## start Stored records

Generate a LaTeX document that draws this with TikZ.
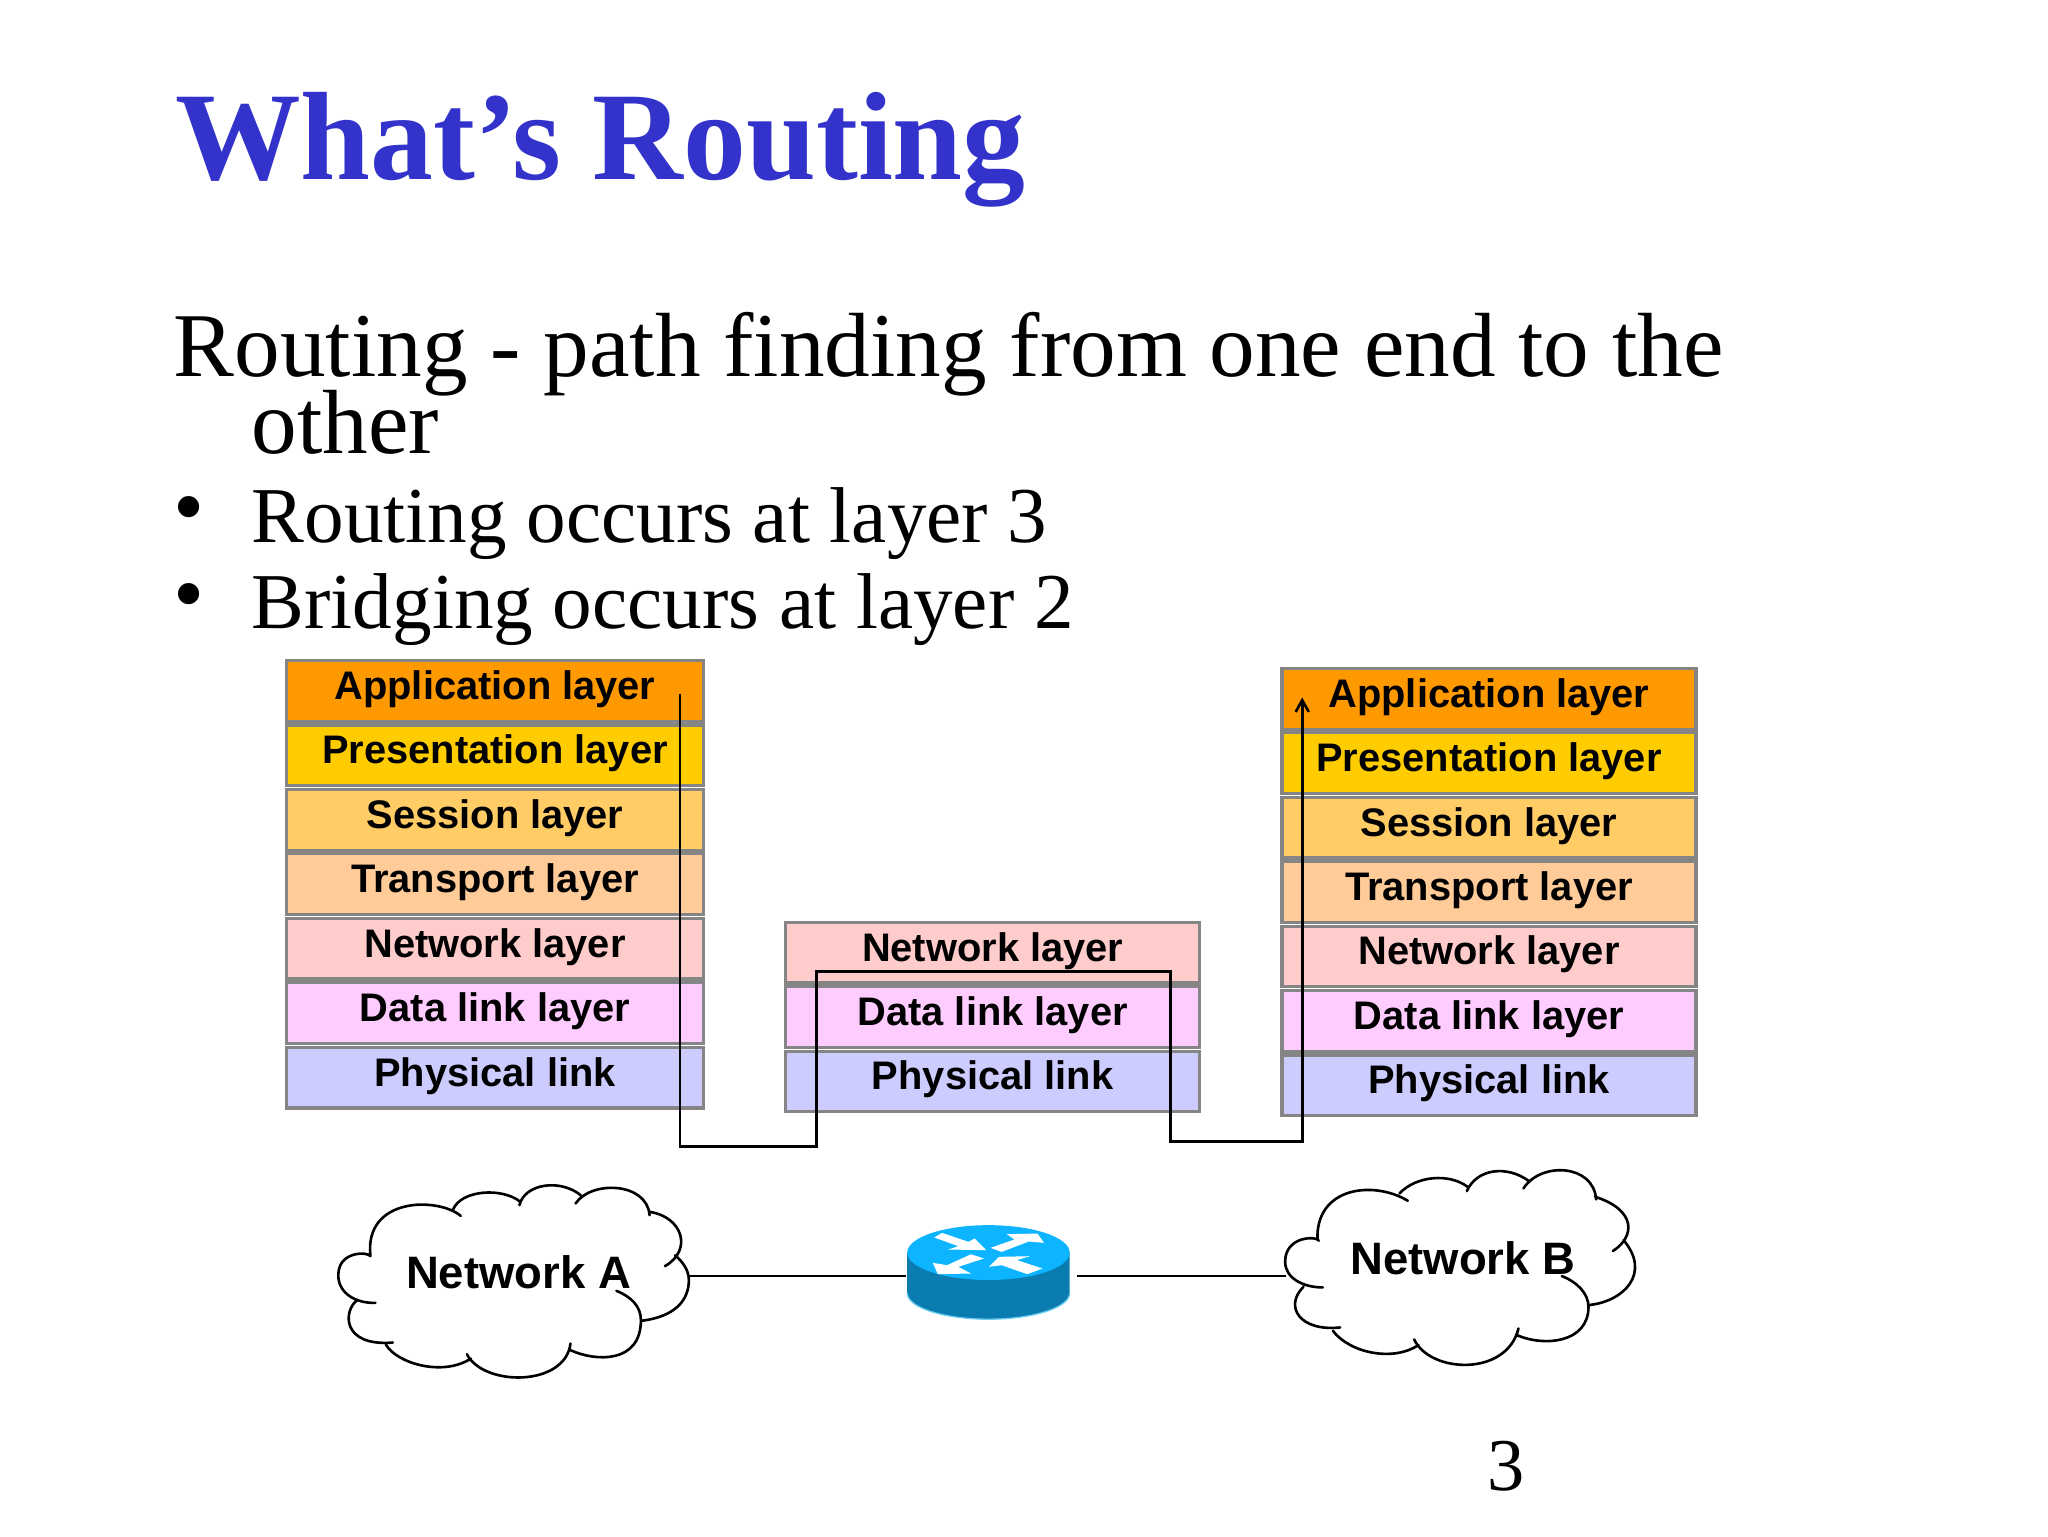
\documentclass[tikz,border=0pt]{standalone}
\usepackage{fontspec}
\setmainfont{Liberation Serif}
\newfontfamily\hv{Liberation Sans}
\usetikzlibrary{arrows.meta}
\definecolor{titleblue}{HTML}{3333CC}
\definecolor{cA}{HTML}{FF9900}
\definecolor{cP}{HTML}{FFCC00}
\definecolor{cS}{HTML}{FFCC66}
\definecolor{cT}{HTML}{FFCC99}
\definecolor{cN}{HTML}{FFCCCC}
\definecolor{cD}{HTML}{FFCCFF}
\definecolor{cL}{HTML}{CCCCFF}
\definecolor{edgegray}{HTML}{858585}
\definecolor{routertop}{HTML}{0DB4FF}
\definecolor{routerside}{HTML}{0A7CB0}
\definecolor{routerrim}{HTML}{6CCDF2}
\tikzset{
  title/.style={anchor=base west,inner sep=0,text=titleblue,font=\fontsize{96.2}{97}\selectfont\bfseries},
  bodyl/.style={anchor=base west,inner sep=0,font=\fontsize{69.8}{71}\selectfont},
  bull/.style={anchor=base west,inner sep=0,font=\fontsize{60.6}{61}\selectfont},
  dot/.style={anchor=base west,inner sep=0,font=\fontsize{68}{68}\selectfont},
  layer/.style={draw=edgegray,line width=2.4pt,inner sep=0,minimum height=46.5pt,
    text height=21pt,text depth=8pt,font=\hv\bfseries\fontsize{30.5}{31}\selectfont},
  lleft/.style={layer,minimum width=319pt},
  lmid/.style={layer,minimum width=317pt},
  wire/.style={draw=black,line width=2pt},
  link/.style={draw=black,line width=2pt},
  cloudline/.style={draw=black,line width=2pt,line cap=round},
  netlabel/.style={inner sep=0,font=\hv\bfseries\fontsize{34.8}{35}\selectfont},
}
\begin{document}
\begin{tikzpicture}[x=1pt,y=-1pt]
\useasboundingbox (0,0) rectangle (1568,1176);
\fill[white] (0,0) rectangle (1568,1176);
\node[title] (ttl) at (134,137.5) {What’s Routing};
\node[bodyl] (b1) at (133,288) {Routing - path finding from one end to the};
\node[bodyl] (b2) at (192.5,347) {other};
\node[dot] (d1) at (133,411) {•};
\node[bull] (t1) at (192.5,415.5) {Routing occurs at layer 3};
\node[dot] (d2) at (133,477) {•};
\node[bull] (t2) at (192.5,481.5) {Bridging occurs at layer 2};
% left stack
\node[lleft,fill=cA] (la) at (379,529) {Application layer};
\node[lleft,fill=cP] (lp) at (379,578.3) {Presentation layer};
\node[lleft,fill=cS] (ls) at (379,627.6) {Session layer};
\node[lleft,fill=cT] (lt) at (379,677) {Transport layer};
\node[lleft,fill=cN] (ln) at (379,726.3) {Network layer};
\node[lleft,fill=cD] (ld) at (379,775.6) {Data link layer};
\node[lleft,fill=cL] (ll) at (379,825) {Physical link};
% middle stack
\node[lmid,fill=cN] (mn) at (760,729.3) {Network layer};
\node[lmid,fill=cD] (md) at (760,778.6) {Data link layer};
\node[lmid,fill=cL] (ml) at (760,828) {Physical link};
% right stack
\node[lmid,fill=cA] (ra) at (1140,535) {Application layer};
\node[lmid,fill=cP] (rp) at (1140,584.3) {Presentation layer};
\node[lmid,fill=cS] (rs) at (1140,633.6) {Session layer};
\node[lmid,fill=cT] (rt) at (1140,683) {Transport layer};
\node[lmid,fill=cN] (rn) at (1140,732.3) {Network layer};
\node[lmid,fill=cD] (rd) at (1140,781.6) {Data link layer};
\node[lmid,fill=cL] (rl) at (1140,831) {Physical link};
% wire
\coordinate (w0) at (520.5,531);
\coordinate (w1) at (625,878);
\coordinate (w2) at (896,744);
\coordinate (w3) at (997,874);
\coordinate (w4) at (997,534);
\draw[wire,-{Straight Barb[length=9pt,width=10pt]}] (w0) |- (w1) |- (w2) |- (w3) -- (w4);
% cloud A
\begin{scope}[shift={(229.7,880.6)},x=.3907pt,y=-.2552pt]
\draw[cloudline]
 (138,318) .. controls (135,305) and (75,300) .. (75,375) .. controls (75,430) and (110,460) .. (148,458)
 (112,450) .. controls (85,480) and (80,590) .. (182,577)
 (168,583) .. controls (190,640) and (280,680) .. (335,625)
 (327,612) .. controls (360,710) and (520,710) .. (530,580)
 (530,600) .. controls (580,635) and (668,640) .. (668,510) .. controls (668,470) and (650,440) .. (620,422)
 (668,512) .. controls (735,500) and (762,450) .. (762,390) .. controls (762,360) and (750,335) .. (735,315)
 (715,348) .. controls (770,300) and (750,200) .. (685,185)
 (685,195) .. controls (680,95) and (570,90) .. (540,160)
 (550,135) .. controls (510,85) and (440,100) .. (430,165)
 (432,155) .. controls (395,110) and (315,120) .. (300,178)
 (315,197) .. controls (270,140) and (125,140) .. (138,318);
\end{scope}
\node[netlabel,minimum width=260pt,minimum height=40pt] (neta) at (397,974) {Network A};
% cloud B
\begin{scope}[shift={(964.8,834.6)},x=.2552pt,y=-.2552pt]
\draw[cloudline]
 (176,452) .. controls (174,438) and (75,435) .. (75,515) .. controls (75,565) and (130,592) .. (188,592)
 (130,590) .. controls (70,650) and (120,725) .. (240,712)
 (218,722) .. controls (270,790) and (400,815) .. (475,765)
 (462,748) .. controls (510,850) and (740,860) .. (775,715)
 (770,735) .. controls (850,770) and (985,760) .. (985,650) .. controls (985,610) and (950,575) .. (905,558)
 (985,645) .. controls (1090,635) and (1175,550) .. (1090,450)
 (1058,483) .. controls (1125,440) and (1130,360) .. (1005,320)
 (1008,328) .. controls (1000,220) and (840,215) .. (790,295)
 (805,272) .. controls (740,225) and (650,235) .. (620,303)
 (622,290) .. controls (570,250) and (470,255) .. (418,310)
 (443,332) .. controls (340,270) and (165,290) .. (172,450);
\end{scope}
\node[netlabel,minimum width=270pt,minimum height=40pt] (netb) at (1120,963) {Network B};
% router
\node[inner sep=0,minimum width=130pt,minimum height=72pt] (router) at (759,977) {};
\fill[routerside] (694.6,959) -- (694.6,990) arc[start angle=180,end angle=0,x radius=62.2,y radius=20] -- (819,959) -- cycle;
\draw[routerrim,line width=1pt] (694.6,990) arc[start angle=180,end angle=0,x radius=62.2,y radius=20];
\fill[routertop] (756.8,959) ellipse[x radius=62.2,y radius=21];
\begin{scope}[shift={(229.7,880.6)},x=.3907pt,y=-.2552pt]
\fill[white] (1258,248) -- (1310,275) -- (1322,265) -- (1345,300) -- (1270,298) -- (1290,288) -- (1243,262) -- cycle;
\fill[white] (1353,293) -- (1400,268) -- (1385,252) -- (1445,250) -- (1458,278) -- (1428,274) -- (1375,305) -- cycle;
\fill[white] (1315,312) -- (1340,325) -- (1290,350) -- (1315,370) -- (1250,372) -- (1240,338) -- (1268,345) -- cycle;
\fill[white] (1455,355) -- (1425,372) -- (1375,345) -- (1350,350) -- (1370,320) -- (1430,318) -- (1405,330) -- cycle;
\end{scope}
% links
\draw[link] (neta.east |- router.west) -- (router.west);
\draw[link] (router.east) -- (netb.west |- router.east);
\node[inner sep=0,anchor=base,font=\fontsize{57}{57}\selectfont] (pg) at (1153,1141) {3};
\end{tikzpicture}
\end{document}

## end Stored records
## start Stored records

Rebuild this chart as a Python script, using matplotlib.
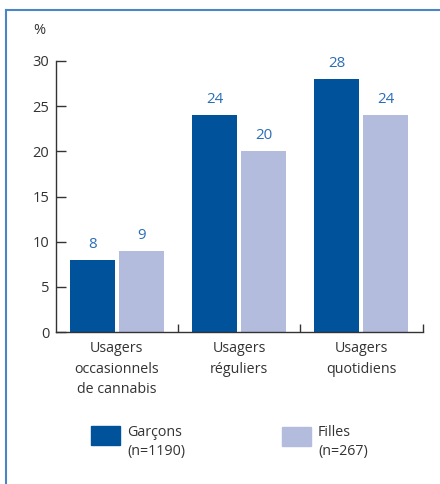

## end Stored records

What you need to do
For the entries above, state how many lines contain the word "this". Provide the number by itself.

Written response
2